Any major star of impressive longevity must make peace with a certain amount of schlock. Those of us who first got to know Heston in '70s disaster movies writ small ("Skyjacked," 1972) or larger, at least budgetarily ("Earthquake," 1974), had to play a little catch-up. He seemed in those pictures to be an action man grimacing his way through a crisis. By the late Nixon era Heston's granite resolve was something of an anachronism, even though his marquee value proved surprisingly hardy.

Just a few years prior, however, in the original "Planet of the Apes" (1968), Heston is wholly effective. The entire film is. The star serves the material like a pro, and when he seethes, "Take your stinking paws off me, you damn dirty ape!" he does not come off like Kirk Douglas on an off day.

Heston would've made a fine matinee idol in the silent days. In fact, when Heston was 17, he starred in a Chicago-made amateur 16mm version of Henrik Ibsen's "Peer Gynt." (The first few minutes of this silent 1941 oddity, which is available in its entirety on DVD, can be found on YouTube.com). Youthful, certainly, subtle, no, but you can see why directors gave him a chance: Even in these touchingly primitive confines there's a spark in his eyes.

You can see the same spark five decades later in director Kenneth Branagh's 1996 version of "Hamlet." It's a small scene but it's a pleasure to see the actor so obviously juiced simply to be there, wrapping his voice around Shakespeare's poetry. Even in "Hamlet" Heston's presence evokes a bygone theatrical era. The actor who displayed little interest in shadowy psychology (there's a reason we don't associate Heston with film noir) is playing a trouper who does not traffic in modern, Hamletlike crises. The old lion is a bulwark against modernity. And for much of his screen career, so was Heston.

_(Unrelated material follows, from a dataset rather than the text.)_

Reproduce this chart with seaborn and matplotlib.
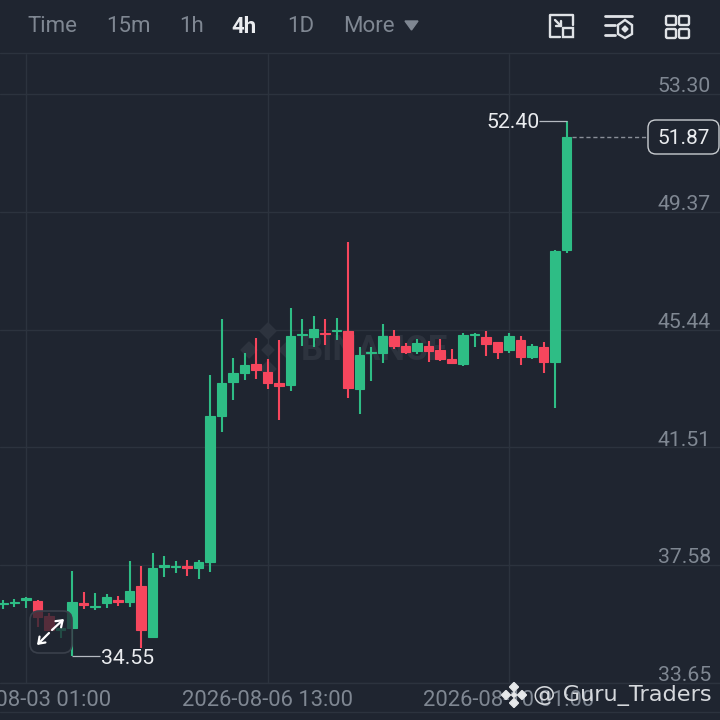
import numpy as np
import pandas as pd
import seaborn as sns
import matplotlib.pyplot as plt
from matplotlib.patches import FancyBboxPatch, Polygon, Rectangle
from matplotlib.transforms import Affine2D, blended_transform_factory

# candles, 4h each, index 0 is 08-03 01:00
candle_idx = list(range(-2, 48))
opens = [36.28, 36.30, 36.42, 36.38, 35.88, 35.42, 35.48, 36.30, 36.18, 36.32,
         36.42, 36.35, 36.88, 35.18, 37.53, 37.51, 37.55, 37.48, 37.68, 42.56,
         43.70, 44.00, 44.30, 44.03, 43.66, 43.60, 45.25, 45.20, 45.31, 45.38,
         45.40, 43.46, 44.65, 44.66, 45.23, 44.90, 44.73, 44.90, 44.76, 44.46,
         44.30, 45.25, 45.20, 45.03, 44.76, 45.10, 44.53, 44.86, 44.36, 48.10]
highs = [36.42, 36.45, 36.52, 36.40, 35.98, 35.52, 37.38, 36.68, 36.65, 36.62,
         36.55, 37.72, 37.55, 37.98, 37.88, 37.72, 37.75, 37.75, 43.93, 45.80,
         44.50, 44.66, 45.16, 44.46, 45.10, 46.16, 45.80, 45.90, 45.80, 45.83,
         48.37, 44.86, 44.86, 45.63, 45.43, 45.00, 45.13, 45.06, 45.13, 44.80,
         45.33, 45.33, 45.40, 45.03, 45.33, 45.23, 44.96, 45.03, 48.10, 52.40]
lows = [36.12, 36.18, 36.15, 35.52, 35.38, 35.15, 34.55, 36.12, 36.08, 36.15,
        36.22, 36.18, 34.82, 35.18, 37.18, 37.32, 37.22, 37.12, 37.35, 42.03,
        43.09, 43.76, 43.80, 43.46, 42.43, 43.40, 44.90, 44.86, 44.93, 45.10,
        43.16, 42.63, 43.73, 44.33, 44.80, 44.63, 44.63, 44.36, 44.40, 44.31,
        44.23, 44.86, 44.56, 44.46, 44.66, 44.26, 44.46, 44.00, 42.83, 48.00]
closes = [36.32, 36.35, 36.48, 35.85, 35.42, 35.48, 36.35, 36.25, 36.22, 36.52,
          36.35, 36.72, 35.42, 37.48, 37.57, 37.55, 37.49, 37.68, 42.56, 43.66,
          44.00, 44.26, 44.10, 43.66, 43.56, 45.23, 45.28, 45.46, 45.28, 45.43,
          43.50, 44.60, 44.68, 45.23, 44.90, 44.70, 45.00, 44.73, 44.46, 44.33,
          45.26, 45.28, 44.96, 44.70, 45.23, 44.53, 44.90, 44.36, 48.07, 51.87]

price_ticks = [53.30, 49.37, 45.44, 41.51, 37.58, 33.65]
time_ticks = [0, 21, 42]
time_labels = ['2026-08-03 01:00', '2026-08-06 13:00', '2026-08-10 01:00']
intervals = ['Time', '15m', '1h', '4h', '1D', 'More']
interval_x = [27, 106, 179, 231, 287, 343]
last_price = 51.87
high_price = 52.40
low_price = 34.55

BG = '#1f2530'
GRID = '#2c333e'
GREEN = '#2ebd85'
RED = '#f6465d'
MUTED = '#7f8792'
LIGHT = '#eaecef'

sns.set_theme(style='dark', rc={'axes.facecolor': BG, 'figure.facecolor': BG})
plt.rcParams['font.family'] = ['Roboto', 'DejaVu Sans']

fig = plt.figure(figsize=(7.2, 7.2), dpi=100)
ax = fig.add_axes([0, 0, 1, 1])
# pixel coordinates for the app chrome, origin top left
px = Affine2D().scale(1, -1).translate(0, 720)

df = pd.DataFrame({'i': candle_idx, 'o': opens, 'h': highs, 'l': lows, 'c': closes})
df['bottom'] = df[['o', 'c']].min(axis=1)
df['height'] = (df['c'] - df['o']).abs()
df['up'] = df['c'] >= df['o']

for is_up, col in [(True, GREEN), (False, RED)]:
    sub = df[df['up'] == is_up]
    sns.barplot(data=sub, x='i', y='height', native_scale=True, color=col, saturation=1,
                width=0.85, errorbar=None, bottom=sub['bottom'].values, ax=ax,
                edgecolor=col, linewidth=0.8, zorder=2)
    ax.vlines(sub['i'], sub['l'], sub['h'], color=col, linewidth=1.5, zorder=1.9)

ax.set_xlim(-26 / 11.5, (720 - 26) / 11.5)
ax.set_ylim(53.30 - (720 - 94) * 0.03337, 53.30 + 94 * 0.03337)
ax.set_xlabel('')
ax.set_ylabel('')
ax.set_xticks(time_ticks)
ax.set_yticks(price_ticks)
ax.set_xticklabels([])
ax.set_yticklabels([])
ax.tick_params(length=0)
ax.grid(True, color=GRID, linewidth=1)
ax.set_axisbelow(True)
for s in ax.spines.values():
    s.set_visible(False)

# toolbar and time strip hide the vertical grid
ax.add_patch(Rectangle((0, 0), 720, 53, transform=px, color=BG, zorder=1))
ax.add_patch(Rectangle((0, 684), 720, 36, transform=px, color=BG, zorder=1))
for y in [53, 683, 712]:
    ax.plot([0, 720], [y, y], transform=px, color=GRID, lw=1, zorder=1.1)

# exchange watermark under the candles
WM = '#2d333e'
for cx, cy, r in [(268, 331, 8), (268, 369, 8), (249, 350, 8), (287, 350, 8), (268, 350, 6)]:
    ax.add_patch(Polygon([(cx - r, cy), (cx, cy - r), (cx + r, cy), (cx, cy + r)],
                         transform=px, color=WM, zorder=1.2))
ax.text(301, 351, 'BINANCE', transform=px, color=WM, fontsize=25, fontweight='bold',
        va='center', ha='left', zorder=1.2)

# toolbar
for name, x in zip(intervals, interval_x):
    active = name == '4h'
    ax.text(x, 27, name, transform=px, fontsize=16, va='center', ha='left', zorder=5,
            color=LIGHT if active else MUTED, fontweight='bold' if active else 'normal')
ax.add_patch(Polygon([(405, 21), (418, 21), (411.5, 30)], transform=px, color=MUTED, zorder=5))

ICON = '#dfe2e6'
def line(xs, ys, lw=1.7, col=ICON):
    ax.plot(xs, ys, transform=px, color=col, lw=lw, zorder=5, solid_capstyle='round')

line([560, 550, 550, 573, 573], [37, 37, 15, 15, 25])
ax.add_patch(Rectangle((563, 28), 10, 9, transform=px, fill=False, ec=ICON, lw=1.7, zorder=5))
line([555, 561], [20, 26])
line([556, 561, 561], [26, 26, 21])
line([605, 632], [16, 16], lw=2)
line([605, 615], [25, 25], lw=2)
line([605, 615], [35, 35], lw=2)
ax.add_patch(Polygon([(625, 20), (632, 25), (632, 34), (625, 38), (618, 34), (618, 25)],
                     transform=px, fill=False, ec=ICON, lw=1.7, zorder=5))
ax.add_patch(Polygon([(625, 26), (628, 29), (625, 32), (622, 29)], transform=px, color=ICON, zorder=5))
for bx, by in [(666, 16), (679, 16), (666, 29), (679, 29)]:
    ax.add_patch(FancyBboxPatch((bx, by), 10, 9, boxstyle='round,pad=0,rounding_size=1.5',
                                transform=px, fill=False, ec=ICON, lw=1.7, zorder=5))

# price labels sit above their grid lines
for p in price_ticks:
    ax.annotate(f'{p:.2f}', (711, p), xycoords=('figure pixels', 'data'), xytext=(0, -1.6),
                textcoords='offset points', color=MUTED, fontsize=15.3, ha='right',
                va='bottom', zorder=5, annotation_clip=False)

time_tr = blended_transform_factory(ax.transData, px)
for t, lab in zip(time_ticks, time_labels):
    ax.text(t, 700, lab, transform=time_tr, color=MUTED, fontsize=15.8,
            ha='center', va='center', zorder=3)

# high and low callouts, flat leader from the wick tip to the text
i_high = candle_idx[highs.index(high_price)]
i_low = candle_idx[lows.index(low_price)]
ax.hlines(high_price, i_high - 2.4, i_high, color='#b5bac1', lw=0.9, zorder=6)
ax.hlines(low_price, i_low, i_low + 2.4, color='#b5bac1', lw=0.9, zorder=6)
ax.text(486, 123, f'{high_price:.2f}', transform=px, color=LIGHT, fontsize=15.3,
        va='center', ha='left', zorder=6)
ax.text(101, 658, f'{low_price:.2f}', transform=px, color=LIGHT, fontsize=15.3,
        va='center', ha='left', zorder=6)

# last price line and tag
ax.plot([i_high + 0.5, 60], [last_price, last_price], color='#8a8f98', lw=1, ls=(0, (3, 2)), zorder=3)
ax.add_patch(FancyBboxPatch((648, 120), 71, 34, boxstyle='round,pad=0,rounding_size=8',
                            transform=px, fc=BG, ec='#c8ccd0', lw=1, zorder=5))
ax.text(684, 138, f'{last_price:.2f}', transform=px, color=LIGHT, fontsize=15,
        ha='center', va='center', zorder=6)

# expand button over the chart
ax.add_patch(FancyBboxPatch((30, 611), 42, 42, boxstyle='round,pad=0,rounding_size=9',
                            transform=px, fc=BG, alpha=0.75, ec='none', zorder=4))
ax.add_patch(FancyBboxPatch((30, 611), 42, 42, boxstyle='round,pad=0,rounding_size=9',
                            transform=px, fill=False, ec='#3a404b', lw=1.2, zorder=4.1))
for a, b in [((52, 630), (64, 619)), ((49, 633), (37, 645))]:
    ax.annotate('', xy=b, xytext=a, xycoords=px, textcoords=px, zorder=5,
                arrowprops=dict(arrowstyle='->,head_length=0.35,head_width=0.25', color='white',
                                lw=1.6, shrinkA=0, shrinkB=0))

# post watermark
for cx, cy, r in [(514, 687, 4.5), (506, 695, 4.5), (522, 695, 4.5), (514, 703, 4.5)]:
    ax.add_patch(Polygon([(cx - r, cy), (cx, cy - r), (cx + r, cy), (cx, cy + r)],
                         transform=px, color='#e6e8ea', zorder=7))
ax.add_patch(Polygon([(511.5, 695), (514, 692.5), (516.5, 695), (514, 697.5)], transform=px, color='#e6e8ea', zorder=7))
ax.text(533, 695, '@ Guru_Traders', transform=px, color='#d5d8dc', fontsize=16.2,
        family='DejaVu Sans', va='center', ha='left', zorder=7)

fig.savefig('out.png', dpi=100, facecolor=BG)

On March 24, we lost Richard Widmark, an actor we treasure for his contradictions: the steely gaze and the manic, toothy grin, his unique mixture of vulnerability and instability, his refusal to ennoble lowlifes and authority figures of all kinds. Charlton Heston's appeal always was less complicated. His voice, that jaw, those iconic, larger-than-life roles bespoke nobility. And for much of the 20th century, on a chariot or painting the Sistine Chapel in "The Agony and the Ecstasy," audiences felt comfortable in Heston's hands.